## BEGIN Dataset section
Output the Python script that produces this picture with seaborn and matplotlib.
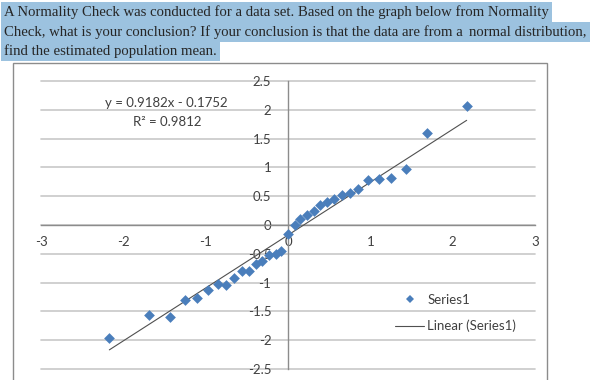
import numpy as np
import matplotlib
matplotlib.use("Agg")
import matplotlib.pyplot as plt
import seaborn as sns
from matplotlib.lines import Line2D
from matplotlib.patches import Rectangle

# normal scores (x) and standardised data (y)
z_scores = [-2.17, -1.69, -1.43, -1.25, -1.10, -0.97, -0.85, -0.75, -0.65, -0.56,
            -0.47, -0.39, -0.31, -0.23, -0.15, -0.08, 0.00,
            0.08, 0.15, 0.23, 0.31, 0.39, 0.47, 0.56, 0.65, 0.75, 0.85,
            0.97, 1.10, 1.25, 1.43, 1.69, 2.17]
values = [-1.97, -1.57, -1.59, -1.31, -1.27, -1.13, -1.03, -1.05, -0.92, -0.80,
          -0.80, -0.68, -0.63, -0.52, -0.50, -0.45, -0.15,
          0.00, 0.10, 0.17, 0.24, 0.35, 0.40, 0.46, 0.52, 0.56, 0.63,
          0.78, 0.80, 0.82, 0.98, 1.59, 2.07]
slope = 0.9182
intercept = -0.1752
r_squared = 0.9812
x_ticks = [-3, -2, -1, 0, 1, 2, 3]
y_ticks = [-2.5, -2, -1.5, -1, -0.5, 0, 0.5, 1, 1.5, 2, 2.5]

question = ["A Normality Check was conducted for a data set. Based on the graph below from Normality",
            "Check, what is your conclusion? If your conclusion is that the data are from a",
            "normal distribution,",
            "find the estimated population mean."]

sns.set_style("white")
plt.rcParams["font.family"] = ["Lato", "DejaVu Sans"]

blue = "#4a7ebb"
hl = "#9cc2df"
txt_grey = "#404040"

fig = plt.figure(figsize=(5.94, 3.80), dpi=100)
fy = lambda py: 1 - py / 380

# chart frame
fig.patches.append(Rectangle((13 / 594, -0.1), (547 - 13) / 594, fy(63) + 0.1,
                             transform=fig.transFigure, facecolor="none",
                             edgecolor="#8c8c8c", linewidth=1.0))

ax = fig.add_axes([41 / 594, 11 / 380, 494 / 594, 288 / 380])
ax.set_xlim(-3, 3)
ax.set_ylim(-2.5, 2.5)

# question text with highlight
serif = ["Liberation Serif", "DejaVu Serif"]
hbox = dict(facecolor=hl, edgecolor="none", pad=2.4)
fig.text(4 / 594, fy(12), question[0], family=serif, fontsize=10.6, va="center", bbox=hbox)
t2 = fig.text(4 / 594, fy(32), question[1], family=serif, fontsize=10.6, va="center", bbox=hbox)
fig.text(4 / 594, fy(51), question[3], family=serif, fontsize=10.6, va="center", bbox=hbox)
ax.annotate(question[2], xy=(1, 0.5), xycoords=t2, xytext=(4.6, 0), textcoords="offset points",
            family=serif, fontsize=10.6, va="center", ha="left", bbox=hbox,
            annotation_clip=False)

for yv in y_ticks:
    ax.axhline(yv, color="#c8c8c8", linewidth=1.2, zorder=0, clip_on=False)

xs = np.array([min(z_scores), max(z_scores)])
sns.lineplot(x=xs, y=slope * xs + intercept, ax=ax, color="#505050", linewidth=0.8,
             zorder=3, label="Linear (Series1)")
sns.scatterplot(x=z_scores, y=values, ax=ax, marker="D", s=30, color=blue,
                linewidth=0, zorder=4, label="Series1")

for s in ["top", "right"]:
    ax.spines[s].set_visible(False)
ax.spines["left"].set_position(("data", 0))
ax.spines["bottom"].set_position(("data", 0))
for s in ["left", "bottom"]:
    ax.spines[s].set_color("#8c8c8c")
    ax.spines[s].set_linewidth(1.0)

ax.set_xticks(x_ticks)
ax.set_xticklabels([str(v) for v in x_ticks])
ax.set_yticks(y_ticks)
ax.set_yticklabels([("%g" % v) for v in y_ticks])
ax.tick_params(axis="both", direction="out", length=4, width=1, color="#8c8c8c",
               labelsize=9.5, labelcolor=txt_grey)
ax.tick_params(axis="x", pad=4)
ax.tick_params(axis="y", pad=8)
ax.set_xlabel("")
ax.set_ylabel("")

ax.text(166 / 594, fy(103), "y = %.4fx - %.4f" % (slope, -intercept), transform=fig.transFigure,
        ha="center", va="center", fontsize=9.5, color=txt_grey)
ax.text(167 / 594, fy(122), "R² = %.4f" % r_squared, transform=fig.transFigure,
        ha="center", va="center", fontsize=9.5, color=txt_grey)

handles = [Line2D([], [], marker="D", linestyle="none", color=blue, markersize=4.5, markeredgewidth=0),
           Line2D([], [], color="#505050", linewidth=0.8)]
ax.legend(handles, ["Series1", "Linear (Series1)"], loc="upper left",
          bbox_to_anchor=(395 / 594, fy(294)), bbox_transform=fig.transFigure,
          frameon=False, borderpad=0, borderaxespad=0, handlelength=2.2,
          handletextpad=0.25, labelspacing=1.05, fontsize=9.5, labelcolor=txt_grey)

fig.savefig("out.png", dpi=100, facecolor="white")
## END Dataset section
What is required: Please extract exactly the lines of the data, from the first through the line containing "1.5, 2, 2.5]", and add no pictures to the copy.

Result for this exercise:
Output the Python script that produces this picture with seaborn and matplotlib.
import numpy as np
import matplotlib
matplotlib.use("Agg")
import matplotlib.pyplot as plt
import seaborn as sns
from matplotlib.lines import Line2D
from matplotlib.patches import Rectangle

# normal scores (x) and standardised data (y)
z_scores = [-2.17, -1.69, -1.43, -1.25, -1.10, -0.97, -0.85, -0.75, -0.65, -0.56,
            -0.47, -0.39, -0.31, -0.23, -0.15, -0.08, 0.00,
            0.08, 0.15, 0.23, 0.31, 0.39, 0.47, 0.56, 0.65, 0.75, 0.85,
            0.97, 1.10, 1.25, 1.43, 1.69, 2.17]
values = [-1.97, -1.57, -1.59, -1.31, -1.27, -1.13, -1.03, -1.05, -0.92, -0.80,
          -0.80, -0.68, -0.63, -0.52, -0.50, -0.45, -0.15,
          0.00, 0.10, 0.17, 0.24, 0.35, 0.40, 0.46, 0.52, 0.56, 0.63,
          0.78, 0.80, 0.82, 0.98, 1.59, 2.07]
slope = 0.9182
intercept = -0.1752
r_squared = 0.9812
x_ticks = [-3, -2, -1, 0, 1, 2, 3]
y_ticks = [-2.5, -2, -1.5, -1, -0.5, 0, 0.5, 1, 1.5, 2, 2.5]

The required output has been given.